O reaproveitamento não reduz só o desperdício, estimula a criatividade culinária e valoriza o alimento em toda a sua dimensão.

De que forma se podem envolver as crianças nestes bons hábitos?

A melhor forma é educar pelo exemplo e incluir o tema no quotidiano familiar. Ao participar no planeamento das compras e na preparação das refeições, as crianças aprendem de forma prática a valorizar os alimentos e a compreender o esforço envolvido na sua produção. Pequenos desafios, como “hoje não desperdiçamos nada” ou “vamos cozinhar com o que há no frigorífico”, tornam o processo divertido e educativo. Quando crescem com esta consciência, é mais provável que se tornem adultos atentos, responsáveis e com hábitos alimentares sustentáveis.

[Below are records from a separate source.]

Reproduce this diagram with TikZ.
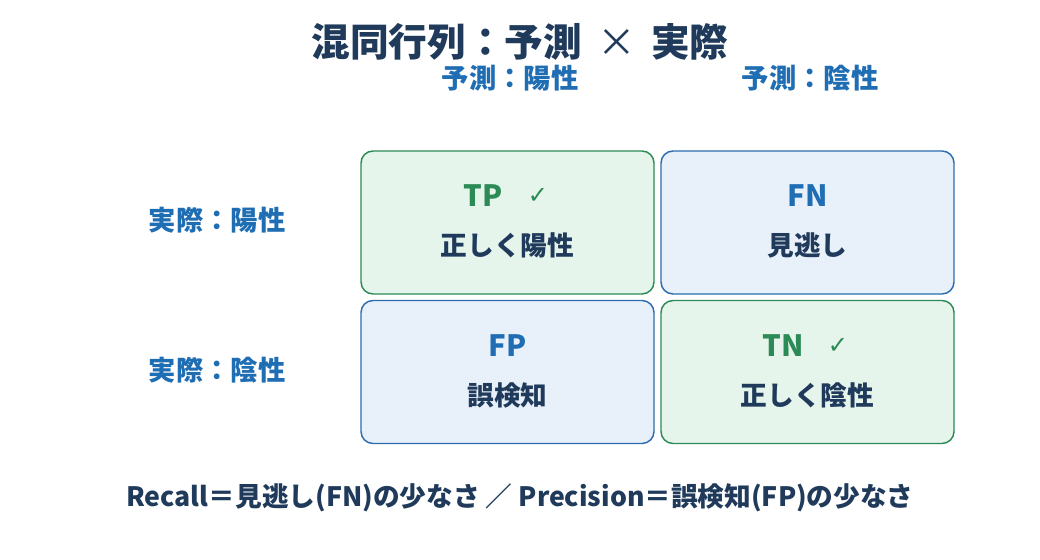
\documentclass[tikz,border=0pt]{standalone}
\usepackage{fontspec}
\setmainfont{Noto Sans CJK JP}
\newfontfamily\symfont{DejaVu Sans}
\usetikzlibrary{positioning}
\definecolor{navy}{HTML}{1F3A5A}
\definecolor{hdrblue}{HTML}{1F6DB3}
\definecolor{okgreen}{HTML}{2B8A55}
\definecolor{okfill}{HTML}{E6F5EC}
\definecolor{ngline}{HTML}{2C6DAE}
\definecolor{ngfill}{HTML}{E8F0FA}
\tikzset{
  cell/.style={rounded corners=12pt*0.75,line width=1.1pt,minimum width=293*0.75pt,minimum height=143*0.75pt},
  okcell/.style={cell,draw=okgreen,fill=okfill},
  ngcell/.style={cell,draw=ngline,fill=ngfill},
  hdr/.style={font=\bfseries\fontsize{20.5}{24}\selectfont,text=hdrblue},
  code/.style={font=\bfseries\fontsize{22}{26}\selectfont},
  desc/.style={font=\bfseries\fontsize{20}{24}\selectfont,text=navy},
  tick/.style={font=\symfont\fontsize{18}{21}\selectfont,text=okgreen}
}
\begin{document}
\begin{tikzpicture}[x=0.75pt,y=-0.75pt]
  \useasboundingbox[fill=white] (0,0) rectangle (1040,560);
  \node[font=\bfseries\fontsize{29}{34}\selectfont,text=navy] (title) at (520,42) {混同行列：予測 \,{\mdseries ×}\, 実際};
  % column / row headers
  \node[hdr] (predpos) at (510,78) {予測：陽性};
  \node[hdr] (predneg) at (810,78) {予測：陰性};
  \node[hdr] (actpos) at (217,220) {実際：陽性};
  \node[hdr] (actneg) at (217,370) {実際：陰性};
  % the four cells
  \node[okcell] (tp) at (507.5,222.5) {};
  \node[ngcell] (fn) at (807.5,222.5) {};
  \node[ngcell] (fp) at (507.5,372) {};
  \node[okcell] (tn) at (807.5,372) {};
  \node[code,text=okgreen] (tpcode) at (483,196) {TP};
  \node[tick] (tptick) at (538,196) {✓};
  \node[desc] (tpdesc) at (507.5,245) {正しく陽性};
  \node[code,text=hdrblue] (fncode) at (807.5,196) {FN};
  \node[desc] (fndesc) at (807.5,245) {見逃し};
  \node[code,text=hdrblue] (fpcode) at (507.5,346) {FP};
  \node[desc] (fpdesc) at (507.5,395) {誤検知};
  \node[code,text=okgreen] (tncode) at (783,346) {TN};
  \node[tick] (tntick) at (838,346) {✓};
  \node[desc] (tndesc) at (807.5,395) {正しく陰性};
  \node[font=\bfseries\fontsize{20}{24}\selectfont,text=navy] (note) at (520,498)
    {Recall＝見逃し(FN)の少なさ ／ Precision＝誤検知(FP)の少なさ};
\end{tikzpicture}
\end{document}
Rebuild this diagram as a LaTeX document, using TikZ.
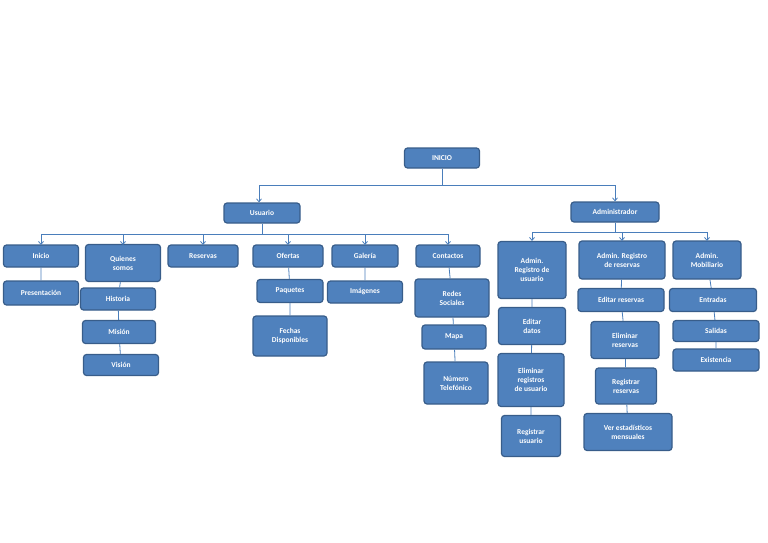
\documentclass[tikz,border=0pt]{standalone}
\usepackage{fontspec}
\setmainfont{Carlito}
\usetikzlibrary{arrows.meta}
\begin{document}
\begin{tikzpicture}[x=1pt,y=-1pt,
 bx/.style={draw=blue!30!black!70!cyan!60!black,fill={rgb,255:red,79;green,129;blue,189},draw={rgb,255:red,56;green,93;blue,138},line width=1.2pt,rounded corners=3pt,text=white,font=\fontsize{7.5}{9}\selectfont\bfseries,align=center,inner sep=1pt},
 ln/.style={draw={rgb,255:red,74;green,126;blue,187},line width=0.8pt},
 ar/.style={ln,-{Straight Barb[length=3pt,width=5pt]}}]
\useasboundingbox (0,0) rectangle (768,543);
\newcommand\bxn[6]{\node[bx,minimum width=#4,minimum height=#5] (#1) at (#2,#3) {#6};}
\bxn{ini}{442}{158}{75}{20}{INICIO}
\bxn{usu}{262}{213}{76}{20}{Usuario}
\bxn{adm}{615}{212}{88}{20}{Administrador}
\bxn{u1}{41}{256}{75}{22}{Inicio}
\bxn{u2}{123}{263}{75}{37}{Quienes\\somos}
\bxn{u3}{203}{256}{70}{22}{Reservas}
\bxn{u4}{288}{256}{70}{22}{Ofertas}
\bxn{u5}{365}{256}{66}{22}{Galería}
\bxn{u6}{448}{256}{64}{22}{Contactos}
\bxn{p1}{41}{293}{75}{24}{Presentación}
\bxn{q1}{118}{299}{75}{22}{Historia}
\bxn{q2}{119}{332}{73}{23}{Misión}
\bxn{q3}{121}{365}{75}{21}{Visión}
\bxn{o1}{290}{291}{66}{23}{Paquetes}
\bxn{o2}{290}{336}{74}{40}{Fechas\\Disponibles}
\bxn{g1}{365}{292}{75}{22}{Imágenes}
\bxn{c1}{452}{298}{74}{38}{Redes\\Sociales}
\bxn{c2}{454}{337}{64}{24}{Mapa}
\bxn{c3}{456}{383}{64}{42}{Número\\Telefónico}
\bxn{a1}{532}{270}{68}{57}{Admin.\\Registro de\\usuario}
\bxn{a2}{622}{260}{86}{38}{Admin. Registro\\de reservas}
\bxn{a3}{707}{260}{68}{38}{Admin.\\Mobiliario}
\bxn{a11}{532}{326}{67}{37}{Editar\\datos}
\bxn{a12}{531}{380}{66}{53}{Eliminar\\registros\\de usuario}
\bxn{a13}{531}{436}{59}{41}{Registrar\\usuario}
\bxn{a21}{621}{300}{86}{23}{Editar reservas}
\bxn{a22}{625}{340}{68}{37}{Eliminar\\reservas}
\bxn{a23}{626}{386}{61}{36}{Registrar\\reservas}
\bxn{a24}{628}{432}{88}{37}{Ver estadísticos\\mensuales}
\bxn{a31}{713}{300}{87}{23}{Entradas}
\bxn{a32}{716}{331}{86}{21}{Salidas}
\bxn{a33}{716}{360}{86}{22}{Existencia}
\coordinate (j0) at (442,185);
\draw[ln] (ini) -- (j0);
\draw[ar] (j0) -| ([xshift=-3pt]usu.north);
\draw[ar] (j0) -| (adm.north);
\coordinate (j1) at (262,234);
\draw[ln] (usu) -- (j1);
\foreach \n/\x in {u1/41,u2/123,u3/203,u4/288,u5/365,u6/448}{
 \draw[ar] (j1) -| (\x,245);}
\coordinate (j2) at (615,232);
\draw[ln] (adm) -- (j2);
\foreach \x in {532,622,707}{\draw[ar] (j2) -| (\x,241);}
\draw[ln] (u1)--(p1) (u2)--(q1)--(q2)--(q3) (u4)--(o1)--(o2) (u5)--(g1)
 (u6)--(c1)--(c2)--(c3) (a1)--(a11)--(a12)--(a13) (a2)--(a21)--(a22)--(a23)--(a24)
 (a3)--(a31)--(a32)--(a33);
\end{tikzpicture}
\end{document}
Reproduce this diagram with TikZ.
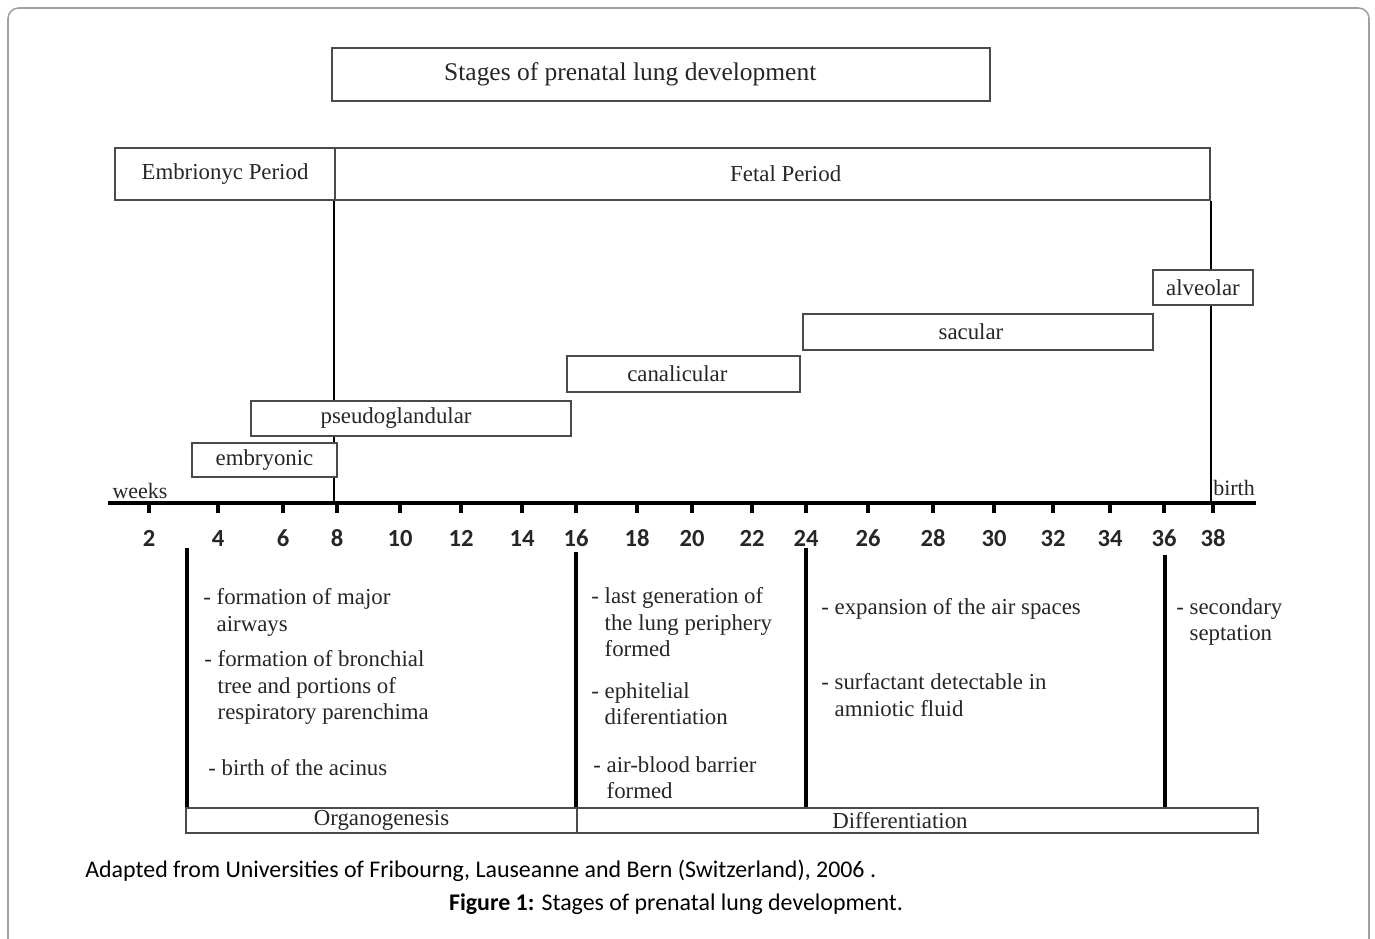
\documentclass[tikz,border=0pt]{standalone}
\usepackage{fontspec}
\setmainfont{Liberation Serif}
\newfontfamily\capfont[Numbers=Lining]{Carlito}
\definecolor{txt}{HTML}{262626}
\definecolor{boxc}{HTML}{4A4A4A}
\definecolor{framec}{HTML}{A0A0A0}
\begin{document}
\begin{tikzpicture}[x=0.02cm,y=-0.02cm,
  box/.style={draw=boxc, line width=1.3pt, fill=white, inner sep=0pt, text=txt,
              font=\fontsize{13}{15}\selectfont},
  lowbox/.style={box, line width=1pt},
  bul/.style={anchor=north west, inner sep=0pt, align=left, text=txt,
              font=\fontsize{13}{15.2}\selectfont},
  num/.style={text=txt, inner sep=0pt, anchor=base, font=\capfont\bfseries\fontsize{14}{16}\selectfont},
  divider/.style={line width=2.4pt, black},
  thinv/.style={line width=0.8pt, black},
  tickmark/.style={line width=2pt, black}]
\useasboundingbox (0,0) rectangle (1375,938);
\draw[framec, line width=0.9pt, rounded corners=6pt] (8,8) rectangle (1369,980);

% title
\node[box, minimum width=13.16cm, minimum height=1.06cm, font=\fontsize{14.5}{17}\selectfont]
  (title) at (661,74.5) {Stages of prenatal lung development\kern35pt};

% periods
\node[box, minimum width=4.4cm, minimum height=1.04cm] (embr) at (225,174) {Embrionyc Period};
\node[box, minimum width=17.5cm, minimum height=1.04cm] (fetal) at (772.5,174) {\kern15pt Fetal Period};

% axis
\coordinate (ax1) at (108,503);
\coordinate (ax2) at (1256,503);
\draw[thinv] (fetal.south west) -- (fetal.south west |- ax1);
\draw[thinv] (fetal.south east) -- (fetal.south east |- ax1);
\draw[line width=2.4pt, black] (ax1) -- (ax2);

% stages
\node[box, minimum width=2.0cm, minimum height=0.7cm] (alv) at (1203,287.5) {alveolar};
\node[box, minimum width=7cm, minimum height=0.72cm] (sac) at (978,332) {sacular\kern8pt};
\node[box, minimum width=4.66cm, minimum height=0.72cm] (can) at (683.5,374) {canalicular\kern7pt};
\node[box, minimum width=6.4cm, minimum height=0.7cm] (pse) at (411,418.5) {pseudoglandular\kern17pt};
\node[box, minimum width=2.9cm, minimum height=0.68cm] (emb) at (264.5,460) {embryonic};

\node[text=txt, inner sep=0pt, font=\fontsize{12.5}{14}\selectfont] (weeks) at (140,491) {weeks};
\node[text=txt, inner sep=0pt, font=\fontsize{12.5}{14}\selectfont] (birth) at (1234,488) {birth};

\foreach \w/\x in {2/149,4/218,6/283,8/337,10/400,12/461,14/522,16/576,18/637,20/692,
                   22/752,24/806,26/868,28/933,30/994,32/1053,34/1110,36/1164,38/1213}{
  \coordinate (t\w) at (\x,503);
  \draw[tickmark] (t\w) -- ++(0,10);
  \node[num] (n\w) at (\x,546) {\w};
}

% bottom boxes
\node[lowbox, minimum width=7.82cm, minimum height=0.5cm] (org) at (381.5,820.5) {Organogenesis};
\node[lowbox, minimum width=13.62cm, minimum height=0.5cm] (dif) at (917.5,820.5) {Differentiation\kern20pt};

\coordinate (d1) at (187,548);
\coordinate (d2) at (576,552);
\coordinate (d3) at (806,548);
\coordinate (d4) at (1165,555);
\draw[divider] (d1) -- (d1 |- org.north);
\draw[divider] (d2) -- (d2 |- org.north);
\draw[divider] (d3) -- (d3 |- dif.north);
\draw[divider] (d4) -- (d4 |- dif.north);

% bullets
\node[bul] (b1) at (203,588) {-~formation of major\\\hphantom{-~}airways};
\node[bul] (b2) at (204,650) {-~formation of bronchial\\\hphantom{-~}tree and portions of\\\hphantom{-~}respiratory parenchima};
\node[bul] (b3) at (208,759) {-~birth of the acinus};
\node[bul] (b4) at (591,587) {-~last generation of\\\hphantom{-~}the lung periphery\\\hphantom{-~}formed};
\node[bul] (b5) at (591,682) {-~ephitelial\\\hphantom{-~}diferentiation};
\node[bul] (b6) at (593,756) {-~air-blood barrier\\\hphantom{-~}formed};
\node[bul] (b7) at (821,598) {-~expansion of the air spaces};
\node[bul] (b8) at (821,673) {-~surfactant detectable in\\\hphantom{-~}amniotic fluid};
\node[bul] (b9) at (1176,598) {-~secondary\\\hphantom{-~}septation};

% caption
\node[anchor=west, inner sep=0pt, text=black, font=\capfont\fontsize{13.6}{16}\selectfont]
  (src) at (85,871) {Adapted from Universities of Fribourng, Lauseanne and Bern (Switzerland), 2006 .};
\node[inner sep=0pt, text=black, font=\capfont\fontsize{13.6}{16}\selectfont]
  (fig) at (676,904) {\textbf{Figure 1:} Stages of prenatal lung development.};
\end{tikzpicture}
\end{document}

Porque é tão difícil mudar mentalidades e conseguir que as pessoas diminuam o desperdício?

Mudar mentalidades é sempre um processo gradual, especialmente quando envolve hábitos culturais e rotinas enraizadas. Em Portugal, o desperdício alimentar está associado a tradições positivas, como a ideia de que uma mesa farta é sinal de hospitalidade e cuidado. Além disso, muitas pessoas continuam desligadas do percurso que o alimento faz até chegar ao prato – desconhecem o esforço, os recursos e o impacto ambiental envolvidos.

A isto soma-se a falta de tempo e planeamento nas rotinas atuais, que favorece escolhas menos conscientes. Por isso, reduzir o desperdício exige educação alimentar, sensibilização contínua e exemplos práticos, para que as pessoas percebam que cada gesto conta e que aproveitar bem os alimentos é uma forma concreta de promover saúde, respeito e sustentabilidade.

Reduzir o desperdício é um sinal de evolução e de consciência ambiental, e não de escassez.